FUNDERBURG v. SUPERIOR ENERGY SERVS., INC.

Court of Appeal of Louisiana (2011)

Facts

Issue

Holding — Gravois, J.

Rule

Reasoning

Deep Dive: How the Court Reached Its Decision

Court's Reasoning on Possessory Interest

The court emphasized that for a claim of conversion to succeed, the claimant must demonstrate a possessory interest in the property at the time of the alleged conversion. In this case, the court found that the non-transferability clause in the Stock Option Agreement effectively barred Mrs. Funderburg from obtaining the right to exercise the stock options, despite her community property interest. The court pointed out that while Mrs. Funderburg had an ownership claim to the stock options as a result of the partition agreement, the valid exercise of those options required adherence to specific procedures outlined in the Stock Incentive Plan. Since Mrs. Funderburg did not apply to the Plan Committee for an amendment to the Stock Option Agreement that would officially recognize her as the option holder, she could not assert a possessory interest. The absence of this procedural compliance meant that, according to the court, she lacked the necessary rights to exercise the stock options when Mr. Funderburg exercised them. Thus, the court concluded that Mrs. Funderburg could not establish a claim for conversion against Superior Energy Services.

Non-Transferability Clause Implications

The court analyzed the implications of the non-transferability clause within the Stock Option Agreement, concluding that it was binding on Mrs. Funderburg. Although she held a community property interest in the stock options, the court stated that this interest was subject to the restrictions imposed by the Stock Option Agreement and the associated Stock Incentive Plan. The court highlighted that the terms of the Stock Incentive Plan explicitly outlined the conditions under which stock options could be transferred, which included the necessity of approval from the Plan Committee. Since Mrs. Funderburg did not pursue this approval or comply with the specified procedures, the court found that she could not claim any rights to the stock options. This interpretation reinforced the notion that corporate regulations regarding stock ownership could coexist with community property laws, but the latter could not override express contractual terms. Therefore, the court determined that the non-transferability clause effectively barred her from claiming a possessory interest necessary for a conversion action.

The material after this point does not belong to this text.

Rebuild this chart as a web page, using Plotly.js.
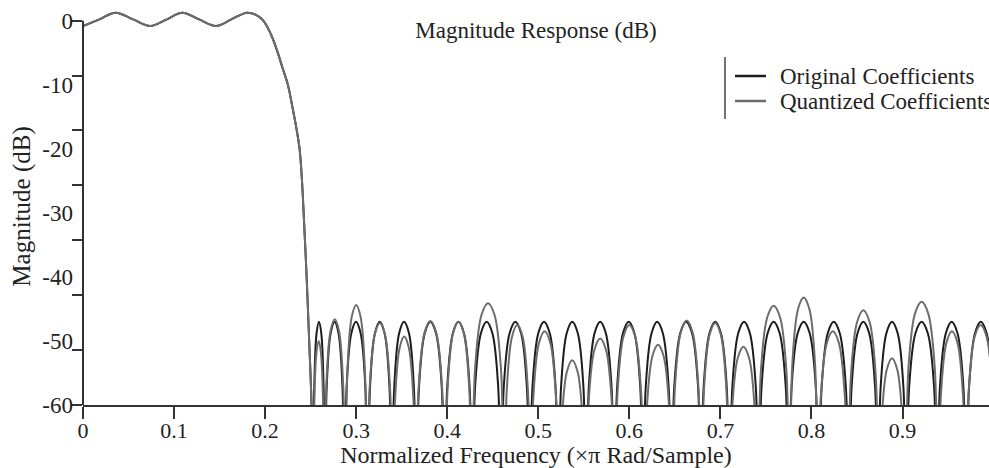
<!DOCTYPE html>
<html>
<head>
<meta charset="utf-8">
<script src="https://cdn.plot.ly/plotly-3.0.1.min.js"></script>
<style>html,body{margin:0;padding:0;background:#fff;}#chart{width:989px;height:468px;}</style>
</head>
<body>
<div id="chart"></div>
<script>
// ---- data ----
const seriesNames = ["Original Coefficients", "Quantized Coefficients"];

// shared passband + transition band (both series coincide here)
const freqPass = [0, 0.018, 0.0357, 0.055, 0.074, 0.092, 0.109, 0.1275, 0.146, 0.163, 0.180,
  0.190, 0.198, 0.206, 0.213, 0.219, 0.225, 0.230, 0.2346, 0.238, 0.2405, 0.2423, 0.2456, 0.2484, 0.2510, 0.2527];
const magPass = [-0.83, 0.21, 1.25, 0.21, -0.83, 0.21, 1.25, 0.21, -0.83, 0.21, 1.25,
  0.9, 0, -2, -4.6, -7.3, -10, -13.5, -17, -20.2, -25, -30, -40, -50, -60, -75];

// stopband, original coefficients
const freqOrig = [
  0.2540, 0.2565, 0.2591, 0.2617, 0.2642, 0.2655,
  0.2677, 0.2720, 0.2763, 0.2806, 0.2849, 0.2870,
  0.2896, 0.2947, 0.2998, 0.3049, 0.3100, 0.3126,
  0.3153, 0.3206, 0.3259, 0.3312, 0.3365, 0.3392,
  0.3419, 0.3472, 0.3526, 0.3580, 0.3633, 0.3660,
  0.3691, 0.3753, 0.3815, 0.3877, 0.3939, 0.3970,
  0.4001, 0.4062, 0.4123, 0.4184, 0.4245, 0.4275,
  0.4307, 0.4370, 0.4433, 0.4496, 0.4559, 0.4590,
  0.4622, 0.4685, 0.4748, 0.4811, 0.4874, 0.4905,
  0.4937, 0.5000, 0.5063, 0.5126, 0.5189, 0.5220,
  0.5251, 0.5312, 0.5373, 0.5434, 0.5495, 0.5525,
  0.5556, 0.5618, 0.5680, 0.5742, 0.5804, 0.5835,
  0.5867, 0.5930, 0.5993, 0.6056, 0.6119, 0.6150,
  0.6181, 0.6244, 0.6306, 0.6368, 0.6431, 0.6462,
  0.6494, 0.6559, 0.6624, 0.6689, 0.6754, 0.6786,
  0.6817, 0.6880, 0.6943, 0.7006, 0.7069, 0.7100,
  0.7132, 0.7196, 0.7260, 0.7324, 0.7388, 0.7420,
  0.7453, 0.7519, 0.7585, 0.7651, 0.7717, 0.7750,
  0.7783, 0.7849, 0.7915, 0.7981, 0.8047, 0.8080,
  0.8113, 0.8179, 0.8245, 0.8311, 0.8377, 0.8410,
  0.8442, 0.8506, 0.8570, 0.8634, 0.8698, 0.8730,
  0.8761, 0.8823, 0.8885, 0.8947, 0.9009, 0.9040,
  0.9074, 0.9142, 0.9210, 0.9278, 0.9346, 0.9380,
  0.9412, 0.9476, 0.9540, 0.9604, 0.9668, 0.9700,
  0.9732, 0.9796, 0.9860, 0.9924, 0.9988, 1.0020];
const magOrig = [
  -57, -48.8, -47, -48.8, -57, -75,
  -57, -48.8, -47, -48.8, -57, -75,
  -57, -48.8, -47, -48.8, -57, -75,
  -57, -48.8, -47, -48.8, -57, -75,
  -57, -48.8, -47, -48.8, -57, -75,
  -57, -48.8, -47, -48.8, -57, -75,
  -57, -48.8, -47, -48.8, -57, -75,
  -57, -48.8, -47, -48.8, -57, -75,
  -57, -48.8, -47, -48.8, -57, -75,
  -57, -48.8, -47, -48.8, -57, -75,
  -57, -48.8, -47, -48.8, -57, -75,
  -57, -48.8, -47, -48.8, -57, -75,
  -57, -48.8, -47, -48.8, -57, -75,
  -57, -48.8, -47, -48.8, -57, -75,
  -57, -48.8, -47, -48.8, -57, -75,
  -57, -48.8, -47, -48.8, -57, -75,
  -57, -48.8, -47, -48.8, -57, -75,
  -57, -48.8, -47, -48.8, -57, -75,
  -57, -48.8, -47, -48.8, -57, -75,
  -57, -48.8, -47, -48.8, -57, -75,
  -57, -48.8, -47, -48.8, -57, -75,
  -57, -48.8, -47, -48.8, -57, -75,
  -57, -48.8, -47, -48.8, -57, -75,
  -57, -48.8, -47, -48.8, -57, -75,
  -57, -48.8, -47, -48.8, -57, -75];

// stopband, quantized coefficients
const freqQuant = [
  0.2539, 0.2564, 0.2589, 0.2613, 0.2638, 0.2650,
  0.2673, 0.2719, 0.2765, 0.2811, 0.2857, 0.2880,
  0.2904, 0.2952, 0.3000, 0.3048, 0.3096, 0.3120,
  0.3148, 0.3204, 0.3260, 0.3316, 0.3372, 0.3400,
  0.3426, 0.3477, 0.3528, 0.3579, 0.3630, 0.3655,
  0.3687, 0.3751, 0.3815, 0.3879, 0.3943, 0.3975,
  0.4005, 0.4064, 0.4123, 0.4182, 0.4241, 0.4270,
  0.4306, 0.4377, 0.4448, 0.4519, 0.4590, 0.4625,
  0.4654, 0.4712, 0.4770, 0.4828, 0.4886, 0.4915,
  0.4946, 0.5008, 0.5070, 0.5132, 0.5194, 0.5225,
  0.5255, 0.5314, 0.5373, 0.5432, 0.5491, 0.5520,
  0.5552, 0.5616, 0.5680, 0.5744, 0.5808, 0.5840,
  0.5872, 0.5936, 0.6000, 0.6064, 0.6128, 0.6160,
  0.6191, 0.6253, 0.6315, 0.6377, 0.6439, 0.6470,
  0.6502, 0.6566, 0.6630, 0.6694, 0.6758, 0.6790,
  0.6821, 0.6882, 0.6943, 0.7004, 0.7065, 0.7095,
  0.7127, 0.7190, 0.7253, 0.7316, 0.7379, 0.7410,
  0.7445, 0.7515, 0.7585, 0.7655, 0.7725, 0.7760,
  0.7791, 0.7853, 0.7915, 0.7977, 0.8039, 0.8070,
  0.8103, 0.8169, 0.8235, 0.8301, 0.8367, 0.8400,
  0.8434, 0.8502, 0.8570, 0.8638, 0.8706, 0.8740,
  0.8769, 0.8827, 0.8885, 0.8943, 0.9001, 0.9030,
  0.9066, 0.9138, 0.9210, 0.9282, 0.9354, 0.9390,
  0.9421, 0.9482, 0.9543, 0.9604, 0.9665, 0.9695,
  0.9728, 0.9793, 0.9858, 0.9923, 0.9988, 1.0020];
const magQuant = [
  -60.2, -51.8, -50, -51.8, -60.2, -75,
  -56.8, -48.4, -46.6, -48.4, -56.8, -75,
  -54.6, -46.2, -44.4, -46.2, -54.6, -75,
  -57.4, -49, -47.2, -49, -57.4, -75,
  -59.5, -51.1, -49.3, -51.1, -59.5, -75,
  -57.1, -48.7, -46.9, -48.7, -57.1, -75,
  -57.2, -48.8, -47, -48.8, -57.2, -75,
  -54.3, -45.9, -44.1, -45.9, -54.3, -75,
  -57.7, -49.3, -47.5, -49.3, -57.7, -75,
  -58.7, -50.3, -48.5, -50.3, -58.7, -75,
  -63.2, -54.8, -53, -54.8, -63.2, -75,
  -59.8, -51.4, -49.6, -51.4, -59.8, -75,
  -57.7, -49.3, -47.5, -49.3, -57.7, -75,
  -60.8, -52.4, -50.6, -52.4, -60.8, -75,
  -57, -48.6, -46.8, -48.6, -57, -75,
  -57.4, -49, -47.2, -49, -57.4, -75,
  -61.1, -52.7, -50.9, -52.7, -61.1, -75,
  -54.7, -46.3, -44.5, -46.3, -54.7, -75,
  -53.4, -45, -43.2, -45, -53.4, -75,
  -58.7, -50.3, -48.5, -50.3, -58.7, -75,
  -55.4, -47, -45.2, -47, -55.4, -75,
  -62.9, -54.5, -52.7, -54.5, -62.9, -75,
  -54.1, -45.7, -43.9, -45.7, -54.1, -75,
  -58.7, -50.3, -48.5, -50.3, -58.7, -75,
  -57.7, -49.3, -47.5, -49.3, -57.7, -75];

const xTickVals = [0, 0.1, 0.2, 0.3, 0.4, 0.5, 0.6, 0.7, 0.8, 0.9];
const xTickText = ["0", "0.1", "0.2", "0.3", "0.4", "0.5", "0.6", "0.7", "0.8", "0.9"];
const yTickVals = [0, -10, -20, -30, -40, -50, -60];
const yTickText = ["0", "-10", "-20", "-30", "-40", "-50", "-60"];
const yTickMarkVals = [0, -10, -20, -30, -40, -50, -60, -70];

// ---- styles / layout ----
const colors = ["#1c1c1c", "#6c6c6c"];
const FONT = "Liberation Serif, 'Times New Roman', Times, serif";
const W = 989, H = 468, ML = 83, MR = 0, MT = 8, MB = 63;
const pw = W - ML - MR, ph = H - MT - MB;
const px2x = p => (p - ML) / pw;
const py2y = p => (H - MB - p) / ph;

const traces = [
  {x: freqPass.concat(freqOrig), y: magPass.concat(magOrig), name: seriesNames[0],
   type: "scatter", mode: "lines", line: {color: colors[0], width: 2, shape: "spline", smoothing: 1}, hoverinfo: "skip"},
  {x: freqPass.concat(freqQuant), y: magPass.concat(magQuant), name: seriesNames[1],
   type: "scatter", mode: "lines", line: {color: colors[1], width: 2, shape: "spline", smoothing: 1}, hoverinfo: "skip"},
  {x: [], y: [], yaxis: "y2", type: "scatter", mode: "lines", showlegend: false, hoverinfo: "skip"}
];

const legendRows = [76, 101];
const shapes = [
  {type: "line", xref: "paper", yref: "y", x0: 0, x1: 0, y0: -60, y1: 0, line: {color: "#333", width: 2}},
  {type: "line", xref: "paper", yref: "paper", x0: px2x(725), x1: px2x(725), y0: py2y(57), y1: py2y(119), line: {color: "#444", width: 1.5}}
];
const annotations = [];
seriesNames.forEach((n, i) => {
  shapes.push({type: "line", xref: "paper", yref: "paper", x0: px2x(735), x1: px2x(766),
    y0: py2y(legendRows[i]), y1: py2y(legendRows[i]), line: {color: colors[i], width: 2.5}});
  annotations.push({xref: "paper", yref: "paper", x: px2x(778), y: py2y(legendRows[i]), xanchor: "left", yanchor: "middle",
    text: n, showarrow: false, font: {family: FONT, size: 23, color: "#222"}});
});

const layout = {
  width: W, height: H,
  margin: {l: ML, r: MR, t: MT, b: MB, pad: 0},
  paper_bgcolor: "#fff", plot_bgcolor: "#fff",
  font: {family: FONT, size: 22, color: "#222"},
  showlegend: false,
  title: {text: "Magnitude Response (dB)", font: {family: FONT, size: 23, color: "#222"},
          x: 0.5, xref: "paper", xanchor: "center", y: 1 - 30 / H, yref: "container", yanchor: "middle"},
  xaxis: {range: [0, 0.995], tickvals: xTickVals, ticktext: xTickText, ticks: "outside", ticklen: 12, tickwidth: 2,
          tickcolor: "#333", showline: true, linewidth: 2, linecolor: "#333", showgrid: false, zeroline: false,
          ticklabelstandoff: -7,
          tickfont: {family: FONT, size: 22, color: "#222"},
          title: {text: "Normalized Frequency (×π Rad/Sample)", font: {family: FONT, size: 24, color: "#222"}, standoff: 11}},
  yaxis: {range: [-60, 1.98], tickvals: yTickVals, ticktext: yTickText, ticks: "", showline: false, showgrid: false,
          zeroline: false, ticklabelstandoff: 9, tickfont: {family: FONT, size: 23, color: "#222"},
          title: {text: "Magnitude (dB)", font: {family: FONT, size: 25, color: "#222"}, standoff: 4}},
  yaxis2: {overlaying: "y", anchor: "x", side: "left", range: [-70, 2.31], tickvals: yTickMarkVals, ticks: "outside",
           ticklen: 10, tickwidth: 2, tickcolor: "#333", showticklabels: false, showgrid: false, zeroline: false, showline: false},
  shapes: shapes,
  annotations: annotations
};

Plotly.newPlot("chart", traces, layout, {displayModeBar: false, staticPlot: true});
</script>
</body>
</html>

Failure to Notify Superior

In addressing Mrs. Funderburg's argument regarding the alleged lack of notice of the non-transferability clause, the court found this argument unpersuasive. The court noted that Mrs. Funderburg had previously possessed a copy of the Stock Option Agreement, which included the non-transferability clause. This possession indicated that she was aware of the clause's existence prior to executing the partition agreement. The court referenced Louisiana Civil Code Article 2653, which states that a right cannot be assigned when the contract prohibits such an assignment, but this prohibition is not effective against an assignee unaware of its existence. Since the court established that Mrs. Funderburg had knowledge of the non-transferability clause, it concluded that she could not claim lack of notice as a defense against the enforceability of the clause. Consequently, the court found that her arguments regarding notice did not create a genuine issue of material fact that could have affected the outcome of the case.

Conclusion on Summary Judgment

Ultimately, the court affirmed the trial court's grant of summary judgment in favor of Superior Energy Services. The court concluded that there were no genuine issues of material fact regarding Mrs. Funderburg's lack of possessory rights over the stock options, which precluded her conversion claim. By establishing that the non-transferability clause in the Stock Option Agreement remained in effect and that Mrs. Funderburg failed to follow the necessary procedures for transferring the stock options, the court determined that she could not prove the essential element of possession required for a conversion claim. Thus, the ruling upheld the trial court's decision that Superior was entitled to judgment as a matter of law, as Mrs. Funderburg did not meet her burden to demonstrate a valid conversion claim.